### WORK TO COMPLETE:
Print the complete set of entries exactly.

### DATASET EXTRACT:
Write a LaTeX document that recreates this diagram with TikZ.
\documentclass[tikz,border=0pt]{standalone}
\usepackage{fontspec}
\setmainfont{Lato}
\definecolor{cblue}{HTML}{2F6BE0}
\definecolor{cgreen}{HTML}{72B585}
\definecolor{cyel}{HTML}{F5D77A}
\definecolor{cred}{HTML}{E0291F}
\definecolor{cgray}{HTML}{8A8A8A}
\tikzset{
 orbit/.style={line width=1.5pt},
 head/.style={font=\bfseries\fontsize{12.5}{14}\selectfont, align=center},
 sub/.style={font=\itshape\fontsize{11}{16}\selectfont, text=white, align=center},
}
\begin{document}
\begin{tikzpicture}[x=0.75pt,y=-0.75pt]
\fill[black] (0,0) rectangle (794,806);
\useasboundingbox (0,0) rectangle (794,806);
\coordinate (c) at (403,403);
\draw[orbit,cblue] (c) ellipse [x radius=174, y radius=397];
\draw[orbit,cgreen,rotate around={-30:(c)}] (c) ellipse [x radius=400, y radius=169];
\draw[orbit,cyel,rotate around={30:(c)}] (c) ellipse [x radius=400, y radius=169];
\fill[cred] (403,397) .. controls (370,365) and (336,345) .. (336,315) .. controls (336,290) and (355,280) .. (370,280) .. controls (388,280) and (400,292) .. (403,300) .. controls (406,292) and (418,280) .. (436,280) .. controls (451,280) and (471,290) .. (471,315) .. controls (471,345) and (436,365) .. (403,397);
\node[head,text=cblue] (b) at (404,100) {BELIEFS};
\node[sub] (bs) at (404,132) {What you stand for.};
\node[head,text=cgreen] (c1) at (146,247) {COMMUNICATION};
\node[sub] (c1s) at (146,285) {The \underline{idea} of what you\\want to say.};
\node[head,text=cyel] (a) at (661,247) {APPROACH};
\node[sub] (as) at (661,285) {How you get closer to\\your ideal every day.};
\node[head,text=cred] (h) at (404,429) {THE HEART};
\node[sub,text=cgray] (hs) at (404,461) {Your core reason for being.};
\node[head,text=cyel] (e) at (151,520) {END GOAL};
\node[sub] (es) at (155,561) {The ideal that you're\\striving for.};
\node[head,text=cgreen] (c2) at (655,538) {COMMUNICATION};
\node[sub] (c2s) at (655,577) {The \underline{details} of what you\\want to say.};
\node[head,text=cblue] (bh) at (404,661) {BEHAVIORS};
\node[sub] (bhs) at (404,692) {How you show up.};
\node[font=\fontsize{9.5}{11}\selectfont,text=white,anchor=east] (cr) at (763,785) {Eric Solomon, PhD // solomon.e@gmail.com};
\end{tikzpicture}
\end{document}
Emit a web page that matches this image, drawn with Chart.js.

### THE REPLY:
Write a LaTeX document that recreates this diagram with TikZ.
\documentclass[tikz,border=0pt]{standalone}
\usepackage{fontspec}
\setmainfont{Lato}
\definecolor{cblue}{HTML}{2F6BE0}
\definecolor{cgreen}{HTML}{72B585}
\definecolor{cyel}{HTML}{F5D77A}
\definecolor{cred}{HTML}{E0291F}
\definecolor{cgray}{HTML}{8A8A8A}
\tikzset{
 orbit/.style={line width=1.5pt},
 head/.style={font=\bfseries\fontsize{12.5}{14}\selectfont, align=center},
 sub/.style={font=\itshape\fontsize{11}{16}\selectfont, text=white, align=center},
}
\begin{document}
\begin{tikzpicture}[x=0.75pt,y=-0.75pt]
\fill[black] (0,0) rectangle (794,806);
\useasboundingbox (0,0) rectangle (794,806);
\coordinate (c) at (403,403);
\draw[orbit,cblue] (c) ellipse [x radius=174, y radius=397];
\draw[orbit,cgreen,rotate around={-30:(c)}] (c) ellipse [x radius=400, y radius=169];
\draw[orbit,cyel,rotate around={30:(c)}] (c) ellipse [x radius=400, y radius=169];
\fill[cred] (403,397) .. controls (370,365) and (336,345) .. (336,315) .. controls (336,290) and (355,280) .. (370,280) .. controls (388,280) and (400,292) .. (403,300) .. controls (406,292) and (418,280) .. (436,280) .. controls (451,280) and (471,290) .. (471,315) .. controls (471,345) and (436,365) .. (403,397);
\node[head,text=cblue] (b) at (404,100) {BELIEFS};
\node[sub] (bs) at (404,132) {What you stand for.};
\node[head,text=cgreen] (c1) at (146,247) {COMMUNICATION};
\node[sub] (c1s) at (146,285) {The \underline{idea} of what you\\want to say.};
\node[head,text=cyel] (a) at (661,247) {APPROACH};
\node[sub] (as) at (661,285) {How you get closer to\\your ideal every day.};
\node[head,text=cred] (h) at (404,429) {THE HEART};
\node[sub,text=cgray] (hs) at (404,461) {Your core reason for being.};
\node[head,text=cyel] (e) at (151,520) {END GOAL};
\node[sub] (es) at (155,561) {The ideal that you're\\striving for.};
\node[head,text=cgreen] (c2) at (655,538) {COMMUNICATION};
\node[sub] (c2s) at (655,577) {The \underline{details} of what you\\want to say.};
\node[head,text=cblue] (bh) at (404,661) {BEHAVIORS};
\node[sub] (bhs) at (404,692) {How you show up.};
\node[font=\fontsize{9.5}{11}\selectfont,text=white,anchor=east] (cr) at (763,785) {Eric Solomon, PhD // solomon.e@gmail.com};
\end{tikzpicture}
\end{document}
Emit a web page that matches this image, drawn with Chart.js.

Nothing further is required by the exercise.